TD Securities: Fed Rate Cuts May Be Delayed Amid Iran Conflict and Inflation Risks

Bearish (-0.3)Impact: Medium

Published on May 4, 2026 (4 hours ago) · By Vibe Trader

TD Securities economists Oscar Munoz and Eli Nir anticipate that the Federal Reserve (Fed) will maintain its current policy stance until September, as it evaluates the economic consequences of the ongoing Iran conflict and closely monitors inflation trends [1]. They forecast a total of 50 basis points (bps) in rate cuts during 2026, with an additional 25 bps reduction expected in March 2027, ultimately bringing the Fed funds rate to 3.00% [1]. However, the economists caution that persistent energy-driven inflation and divisions within the Federal Open Market Committee (FOMC) could delay the start of monetary easing, potentially resulting in higher interest rates for an extended period [1].

The path to easing is described as conditional on the economic fallout from the Iran shock, with the risk increasing that the Fed may remain on hold for longer than currently projected [1]. Federal Reserve Chair Powell has remained noncommittal regarding future policy moves but acknowledged ongoing discussions about shifting forward guidance to a more balanced, two-sided stance—a change reportedly favored by three regional Fed presidents who dissented in April [1]. Any hawkish shift in policy is expected to begin with adjustments to the Fed's statement language [1].

The high level of division within the FOMC, particularly in the context of the current oil shock, is highlighted as a significant challenge for the incoming Chair Warsh in achieving near-term rate cuts [1]. TD Securities maintains its base case for easing to resume in September, contingent on inflation normalizing and the economic impact from Iran remaining modest [1]. However, they acknowledge that the risk of the Fed staying on hold for longer is growing [1].
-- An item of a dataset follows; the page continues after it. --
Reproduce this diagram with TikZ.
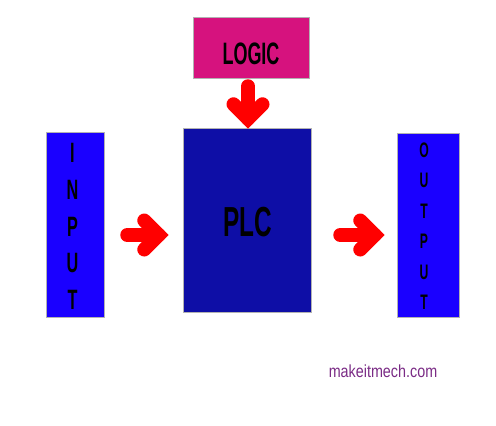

Upcoming remarks from President Williams are noted as a key event, especially regarding any comments on potential changes to the Fed's forward guidance language [1].

CONCLUSION

TD Securities sees growing risks that the Federal Reserve may delay rate cuts due to persistent inflation and geopolitical uncertainty stemming from the Iran conflict. While their base case still anticipates easing beginning in September, the outlook remains highly conditional and subject to change based on evolving economic data and FOMC dynamics.